I'm surprised that a computer science professor and a PhD in the subject should be pushing such a worthless scheme; how is their method going to deal with the fact that MD5 and SHA-1 hashes of files are integrated into the file-sharing mechanisms that are most popular? The odds of obtaining a collision (i.e., getting two files to hash to the same value) are only 1 in 264 with MD5, and 1 in 280 with SHA-1, and the alteration of a single bit in a file would be enough to ensure that its hash value would be very different from an unaltered file. Consequently, all it would take to get around this antipiracy measure would be some means of disseminating information as to which hash values are those of reliable files, and which ones aren't; the thing is that there are a multitude of ways in which such things can (and already are) being done, whether through email, through online warez sites, or through IRC channels. The patent of Dr. Hale and Dr. Manes is of essentially zero value - though I wouldn't mind them making a few bucks off the ignorance, greed and fear of the big record companies.
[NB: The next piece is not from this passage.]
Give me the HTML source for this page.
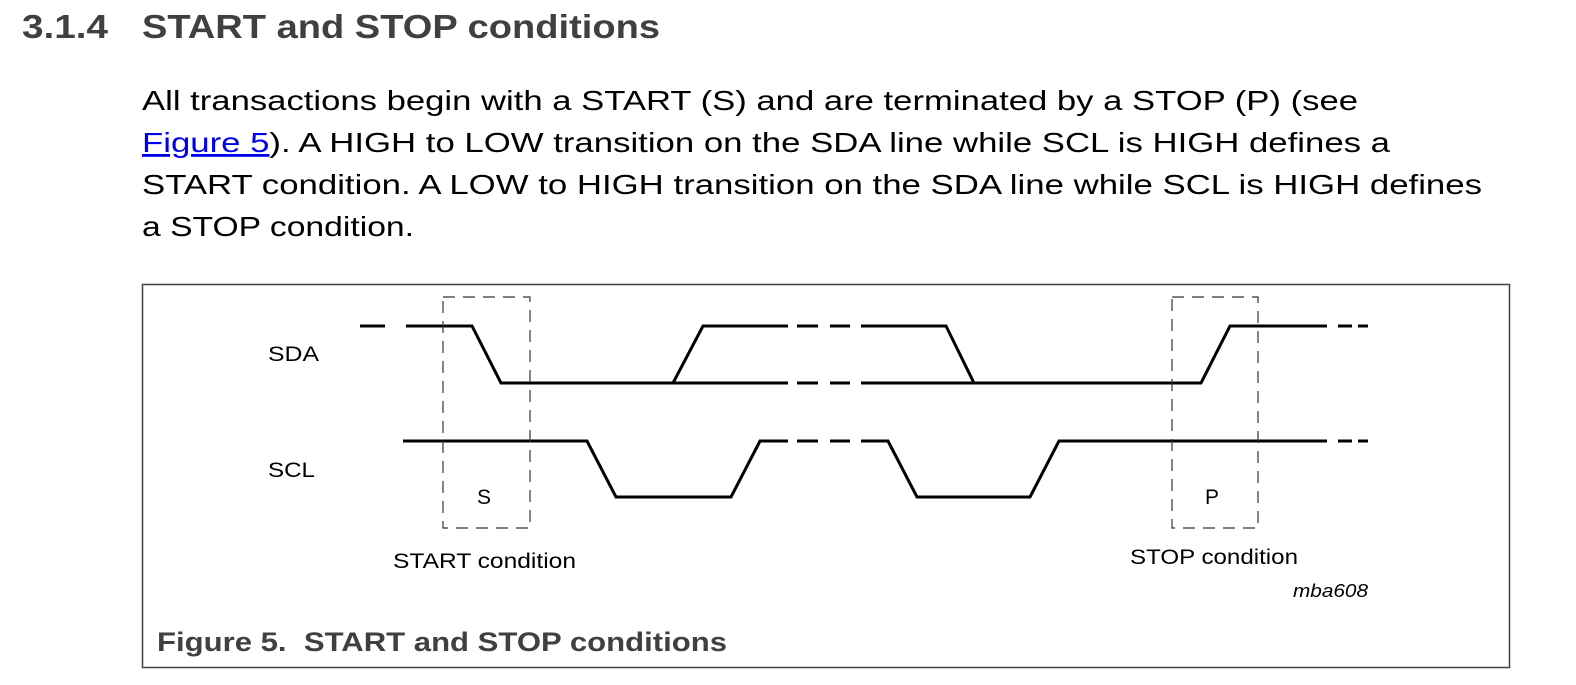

POSTSCRIPT: After a little investigation, I've learnt that Kazaa, which is by far the most popular file-sharing system, only bothers to hash the first 300KB or so of any file, making it trivial to corrupt files that are longer than this without anyone catching on. As a result of the Kazaa programmers' boneheadedness, this antipiracy patent isn't quite as worthless as I thought it would be. Nevertheless, any utility it has will only be fleeting, and the more effective the technique turns out to be, the shorter the period in which it will enjoy success: all the more recent file-sharing networks, like eDonkey and Shareaza, carry out full file hashes, and frustration with Kazaa will only drive its users into the arms of these newer alternatives.

POSTSCRIPT 2: Something else just occurred to me - in this age of broadband connections, what is to stop determined Kazaa users from initiating 5 or 10 simultaneous downloads of different versions of the same file at once? What with the typical music file being between 3-5 MB in length, this wouldn't take very long, and as long as even 1 of the lot was the correct item, the goal would be accomplished, and the rest could then safely be deleted. I think the music companies will find that the technique outlined in this patent will prove a lot more expensive to successfully implement than they might have imagined.